L’entrée en matière est des plus classiques : un palais somptueux, des jets d’eau, des étoffes flamboyantes, une armée d’hommes et de femmes au service de la Royauté, le tout porté par une musique un brin démonstrative. Nous sommes dans un film à costumes 100% qualité anglaise, tiré à à quatre épingles, sans faux plis : bienvenue en Inde, sur les terres lointaines de la Reine d’Angleterre (nous sommes en 1947). Mais on se doute très vite que le film ne se résumera pas à cette belle et rutilante vitrine fortement imprégnée d’imagerie coloniale et que Gurindher Chadha, réalisatrice anglo-indienne qui signa il y a quinze ans le pétulant Joue-là comme Beckham, a bien l’intention de nous raconter autre chose qu’une bluette.
Issu de la lignée royale, Louis « Dickie » Mountbatten est nommé Vice-roi des Indes par Georges VI avec un objectif bien particulier : il doit mettre ses talents de fin négociateur, de diplomate averti, de meneur charismatique au service d’une noble et belle cause, l’indépendance de l’Inde. L’ampleur de la tâche est à l’image du pays, colossale et complexe. Outre son immensité, l’Inde est un territoire traversé par des cultures et des religions très contrastées auxquelles viennent s’ajouter des traditions tribales ancestrales.
Mais rien de tout cela ne semble affaiblir la volonté et l’optimisme de Mountbatten, qui aborde sa mission avec un flegme pragmatique tout britannique. Pour préparer les esprits et en amont des négociations, on commencera donc par changer les habitudes du Palais : recevoir des invités issus de toutes les traditions et faire entrer la cuisine indienne dans les menus officiels.
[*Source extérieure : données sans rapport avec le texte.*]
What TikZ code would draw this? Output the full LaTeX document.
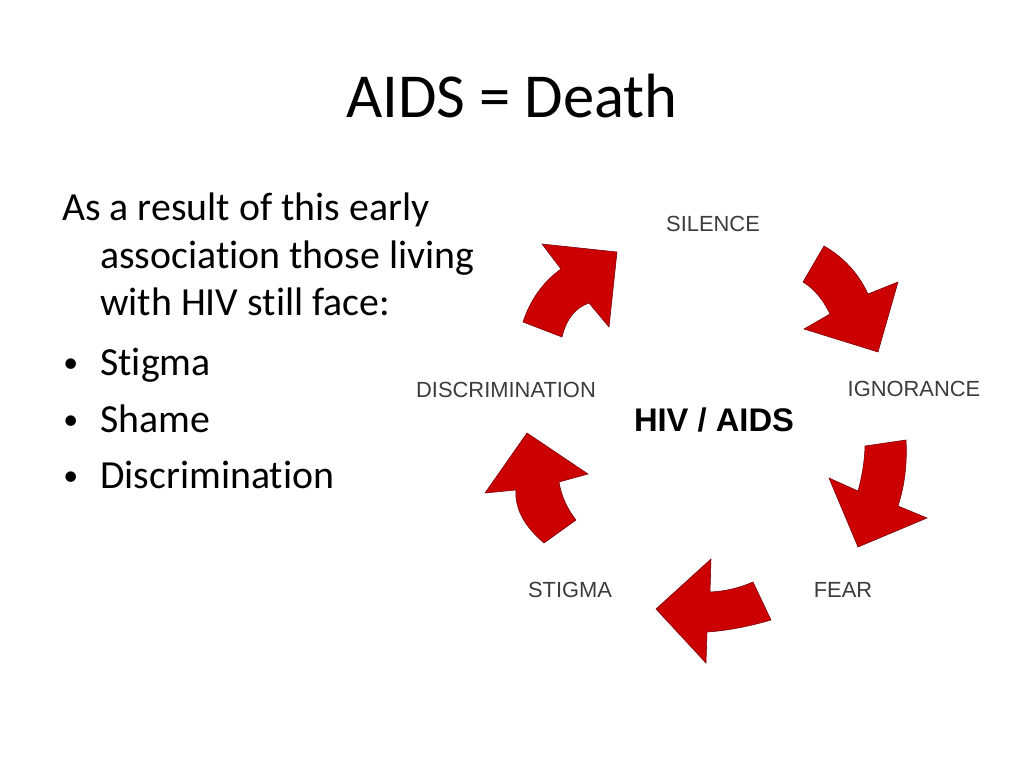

Il pourra dans ces domaines compter sur le talent complice de son épouse Edwina, qui est tout sauf une potiche.
Mais l’indépendance n’est pas seulement un mot puissant inscrit sur un bout de papier, il faut sur le terrain faire accepter le fait de rendre à un peuple sa liberté souveraine. La tâche s’avère alors bien plus ardue que prévu car chacun veut son territoire : les Hindous et les Musulmans, sans oublier les Sikhs, autant de communautés qui vivaient ensemble sous la domination anglaise mais que l’indépendance va violemment déchirer.
L’épreuve de la réalité commence, et elle sera douloureuse. Pour Lord Mountbatten d’abord qui, après d’âpres négociations avec Nehru et Jinnah et sous le regard perplexe de Ghandi, définira les frontières des deux états : l’Union indienne, à majorité hindoue, et le Pakistan, à majorité musulmane. Mais surtout pour le pays tout entier, qui va connaître un vaste mouvement de population puisque près de 14 millions de personnes devront être déplacées !
C’est cette histoire-là, assez méconnue par nous autres Français, que Gurinder Chadha nous raconte, cette histoire qui est aussi celle de ses aïeux. A travers le portrait de ce couple qui a su saisir le sens de l’histoire et en accepter ses bouleversements, elle évoque aussi la position ambivalente du Royaume Uni puisque le tracé de la carte en favorisait les intérêts géopolitique et économiques.
Alors bien sûr, c’est du cinéma, et l’histoire n’a sans doute pas l’indulgence de la fiction vis-à-vis des époux Mountbatten, qui quittèrent fissa le pays, le laissant à feu et à sang, et la violence des massacres qui suivirent nous sera épargnée (1 million de morts en 3 mois)… On pardonnera aussi à la réalisatrice quelques écarts romanesques un peu fleur bleue… On dira qu’ils donnent au film une petit touche bollywood qu’on aime bien retrouver dans ce genre de production.
PS : à ceux que cela intéresse, on conseille la lecture d’un excellent article paru dans Le Monde du 4/08/2007, « La monstrueuse vivisection de l’Inde », par Henri Tincq.